Once we settled on this approach, I began the process of translating this into high fidelity designs. Many of our existing navigation components within the design system did not work in this context, so I crafted them from scratch, helping to improve the company’s upstream design system.
This is what the final app looks like:
Next steps
We plan to pilot this app in September 2023 to a closed group of merchants who have multiple Teya products. Once we have validated the super app proposition in the UK, we will take it to other markets and serve a larger user base. The long term vision is to empower the merchants with smart insights to help manage and grow their business.
Evaluating success
Launching the app will be a huge milestone, fulfilling a key company objective for the year. However, it will be important to measure the impact of the work and to see whether there are initial signs of product market fit. We intend to do so in 2 main ways:
User feedback: It will be crucial to gather feedback from the merchants themselves to assess whether they are using the unified app, and whether they are getting the value that we expect (saving them time and effort while managing their businesses). We will be using their feedback as a sounding board to understand what we need to improve on and where we need to go next.

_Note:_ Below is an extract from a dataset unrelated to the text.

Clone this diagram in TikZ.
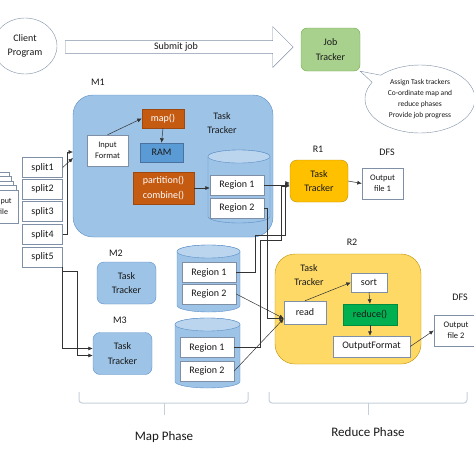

Key signals: We will be monitoring some key signals to understand the impact of the app:
Cost of acquiring new customers (is it easier to pitch the new product, how are prospects responding to it)
Customer support overhead (is the new app generating more issues than having 3 standalone apps?)
Churn rate (are customers still leaving us, and if yes, why?)
Reflection
In hindsight, here are 2 main things I would do differently:
I would have insisted on user testing, even with a scrappy prototype, to get a feeler from users earlier on in the process. Some of the decisions we made were influenced too heavily by the opinion from leadership. This decision making process could have been less biased and faster if we had data from user testing.
I would have had better defined success metrics earlier on in the process, so that we would be able to more confidently evaluate the app once it launches. We didn’t do enough upfront research to identify the outcomes that map to business impact, so it becomes more difficult to assess the impact of our work.